== EXERCISE PROMPT ==
Leave out the pictures and transcribe everything else exactly.

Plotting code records
** BEGIN **

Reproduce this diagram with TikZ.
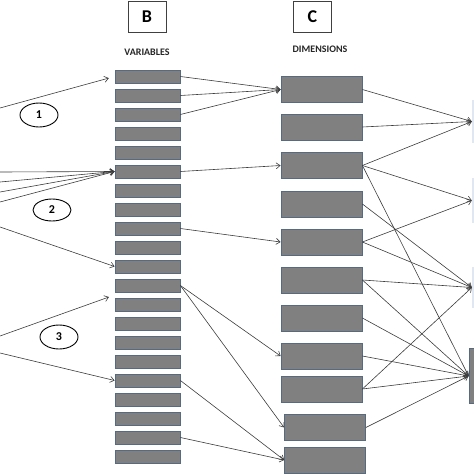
\documentclass[tikz,border=0pt]{standalone}
\usepackage{xcolor}
\usepackage{fontspec}
\setsansfont{Carlito}
\usepackage{tikz}
\usetikzlibrary{arrows.meta,calc,positioning,shapes.geometric}

\definecolor{boxgray}{RGB}{128,128,128}
\definecolor{boxedge}{RGB}{86,106,130}
\definecolor{palebox}{RGB}{224,231,240}
\definecolor{linegray}{RGB}{60,60,60}

\begin{document}
\begin{tikzpicture}[x=1pt, y=-1pt, font=\sffamily\bfseries]
    \useasboundingbox (0,0) rectangle (474,474);
    \def\Vx{147.5}
    \tikzset{varnode/.style={rectangle, draw=boxedge, fill=boxgray, line width=0.8pt, minimum width=65pt, minimum height=13pt, inner sep=0pt}}
    \tikzset{dimnode/.style={rectangle, draw=boxedge, fill=boxgray, line width=0.8pt, minimum width=81pt, minimum height=26pt, inner sep=0pt}}
    \tikzset{headnode/.style={rectangle, draw=black!75, fill=white, line width=0.8pt, minimum width=38pt, minimum height=31pt, inner sep=0pt, font=\sffamily\bfseries\fontsize{18}{18}\selectfont}}
    \tikzset{grpnode/.style={ellipse, draw=black, fill=white, line width=0.9pt, minimum width=38pt, minimum height=24pt, inner sep=0pt, font=\sffamily\bfseries\fontsize{12}{12}\selectfont}}
    \tikzset{collabel/.style={font=\sffamily\bfseries\fontsize{10}{10}\selectfont, text=black!85}}
    \tikzset{conn/.style={draw=linegray, line width=0.6pt, -{Straight Barb[length=4pt,width=6pt]}}}

    % HEADERS
    \node[headnode] (HB) at (147,16.5) {B};
    \node[headnode] (HC) at (312.5,16.5) {C};
    \node[collabel] (varlab) at (147,52) {VARIABLES};
    \node[collabel] (dimlab) at (320,49) {DIMENSIONS};

    % VARIABLE BOXES
    \foreach \k in {1,...,21} {
        \pgfmathsetmacro{\Vy}{76.5 + (\k-1)*19}
        \node[varnode] (V\k) at (\Vx,\Vy) {};
    }

    % DIMENSION BOXES
    \foreach \k/\x/\y in {1/321.5/89.5, 2/321.5/127, 3/321.5/165.5, 4/321.5/204, 5/321.5/242,
                          6/321.5/280, 7/321.5/318, 8/321.5/356, 9/321.5/389, 10/325/427.5, 11/325/460} {
        \node[dimnode] (C\k) at (\x,\y) {};
    }

    % RIGHT COLUMN (CUT OFF)
    \node[rectangle, fill=palebox, minimum width=10pt, minimum height=43pt, inner sep=0pt] (D1) at (477,121.5) {};
    \node[rectangle, fill=palebox, minimum width=10pt, minimum height=45pt, inner sep=0pt] (D2) at (477,200.5) {};
    \node[rectangle, fill=palebox, minimum width=10pt, minimum height=41pt, inner sep=0pt] (D3) at (477,287.5) {};
    \node[rectangle, draw=boxedge, fill=boxgray, line width=0.8pt, minimum width=10pt, minimum height=55pt, inner sep=0pt] (D4) at (474,376) {};

    % GROUP LABELS
    \node[grpnode] (G1) at (39,115) {1};
    \node[grpnode, minimum height=22pt] (G2) at (52,210) {2};
    \node[grpnode] (G3) at (59,337) {3};

    % INCOMING EDGES
    \coordinate (s1) at (0,108);
    \coordinate (s2b) at (0,227);
    \coordinate (s3a) at (0,336);
    \coordinate (s3b) at (0,353);
    \draw[conn, shorten >=6pt] (s1) -- (V1.west);
    \foreach \y [count=\i] in {172,182,192,202} {
        \coordinate (s2\i) at (0,\y);
        \draw[conn] (s2\i) -- (V6.west);
    }
    \draw[conn] (s2b) -- (V11.west);
    \draw[conn, shorten >=6pt] (s3a) -- ($(V12.west)!0.5!(V13.west)$);
    \draw[conn] (s3b) -- (V17.west);

    % VARIABLES TO DIMENSIONS
    \foreach \a/\b in {1/1, 2/1, 3/1, 6/3, 9/5, 12/8, 12/10, 17/11, 20/11}
        \draw[conn] (V\a.east) -- (C\b.west);

    % DIMENSIONS TO RIGHT COLUMN
    \foreach \a/\b in {1/1, 2/1, 3/1, 3/2, 3/4, 4/3, 5/2, 5/3, 6/3, 6/4, 7/4, 8/4, 9/3, 9/4, 10/4}
        \draw[conn] (C\a.east) -- (D\b.west);
\end{tikzpicture}
\end{document}
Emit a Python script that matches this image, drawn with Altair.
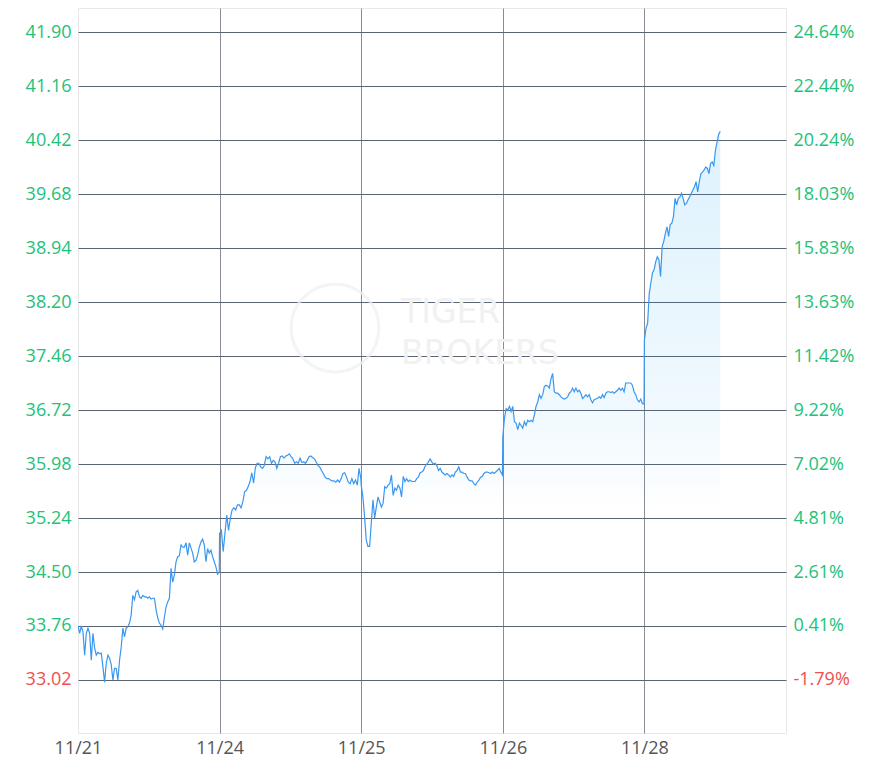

** END **

== FULL RESPONSE ==
Reproduce this diagram with TikZ.
\documentclass[tikz,border=0pt]{standalone}
\usepackage{xcolor}
\usepackage{fontspec}
\setsansfont{Carlito}
\usepackage{tikz}
\usetikzlibrary{arrows.meta,calc,positioning,shapes.geometric}

\definecolor{boxgray}{RGB}{128,128,128}
\definecolor{boxedge}{RGB}{86,106,130}
\definecolor{palebox}{RGB}{224,231,240}
\definecolor{linegray}{RGB}{60,60,60}

\begin{document}
\begin{tikzpicture}[x=1pt, y=-1pt, font=\sffamily\bfseries]
    \useasboundingbox (0,0) rectangle (474,474);
    \def\Vx{147.5}
    \tikzset{varnode/.style={rectangle, draw=boxedge, fill=boxgray, line width=0.8pt, minimum width=65pt, minimum height=13pt, inner sep=0pt}}
    \tikzset{dimnode/.style={rectangle, draw=boxedge, fill=boxgray, line width=0.8pt, minimum width=81pt, minimum height=26pt, inner sep=0pt}}
    \tikzset{headnode/.style={rectangle, draw=black!75, fill=white, line width=0.8pt, minimum width=38pt, minimum height=31pt, inner sep=0pt, font=\sffamily\bfseries\fontsize{18}{18}\selectfont}}
    \tikzset{grpnode/.style={ellipse, draw=black, fill=white, line width=0.9pt, minimum width=38pt, minimum height=24pt, inner sep=0pt, font=\sffamily\bfseries\fontsize{12}{12}\selectfont}}
    \tikzset{collabel/.style={font=\sffamily\bfseries\fontsize{10}{10}\selectfont, text=black!85}}
    \tikzset{conn/.style={draw=linegray, line width=0.6pt, -{Straight Barb[length=4pt,width=6pt]}}}

    % HEADERS
    \node[headnode] (HB) at (147,16.5) {B};
    \node[headnode] (HC) at (312.5,16.5) {C};
    \node[collabel] (varlab) at (147,52) {VARIABLES};
    \node[collabel] (dimlab) at (320,49) {DIMENSIONS};

    % VARIABLE BOXES
    \foreach \k in {1,...,21} {
        \pgfmathsetmacro{\Vy}{76.5 + (\k-1)*19}
        \node[varnode] (V\k) at (\Vx,\Vy) {};
    }

    % DIMENSION BOXES
    \foreach \k/\x/\y in {1/321.5/89.5, 2/321.5/127, 3/321.5/165.5, 4/321.5/204, 5/321.5/242,
                          6/321.5/280, 7/321.5/318, 8/321.5/356, 9/321.5/389, 10/325/427.5, 11/325/460} {
        \node[dimnode] (C\k) at (\x,\y) {};
    }

    % RIGHT COLUMN (CUT OFF)
    \node[rectangle, fill=palebox, minimum width=10pt, minimum height=43pt, inner sep=0pt] (D1) at (477,121.5) {};
    \node[rectangle, fill=palebox, minimum width=10pt, minimum height=45pt, inner sep=0pt] (D2) at (477,200.5) {};
    \node[rectangle, fill=palebox, minimum width=10pt, minimum height=41pt, inner sep=0pt] (D3) at (477,287.5) {};
    \node[rectangle, draw=boxedge, fill=boxgray, line width=0.8pt, minimum width=10pt, minimum height=55pt, inner sep=0pt] (D4) at (474,376) {};

    % GROUP LABELS
    \node[grpnode] (G1) at (39,115) {1};
    \node[grpnode, minimum height=22pt] (G2) at (52,210) {2};
    \node[grpnode] (G3) at (59,337) {3};

    % INCOMING EDGES
    \coordinate (s1) at (0,108);
    \coordinate (s2b) at (0,227);
    \coordinate (s3a) at (0,336);
    \coordinate (s3b) at (0,353);
    \draw[conn, shorten >=6pt] (s1) -- (V1.west);
    \foreach \y [count=\i] in {172,182,192,202} {
        \coordinate (s2\i) at (0,\y);
        \draw[conn] (s2\i) -- (V6.west);
    }
    \draw[conn] (s2b) -- (V11.west);
    \draw[conn, shorten >=6pt] (s3a) -- ($(V12.west)!0.5!(V13.west)$);
    \draw[conn] (s3b) -- (V17.west);

    % VARIABLES TO DIMENSIONS
    \foreach \a/\b in {1/1, 2/1, 3/1, 6/3, 9/5, 12/8, 12/10, 17/11, 20/11}
        \draw[conn] (V\a.east) -- (C\b.west);

    % DIMENSIONS TO RIGHT COLUMN
    \foreach \a/\b in {1/1, 2/1, 3/1, 3/2, 3/4, 4/3, 5/2, 5/3, 6/3, 6/4, 7/4, 8/4, 9/3, 9/4, 10/4}
        \draw[conn] (C\a.east) -- (D\b.west);
\end{tikzpicture}
\end{document}
Emit a Python script that matches this image, drawn with Altair.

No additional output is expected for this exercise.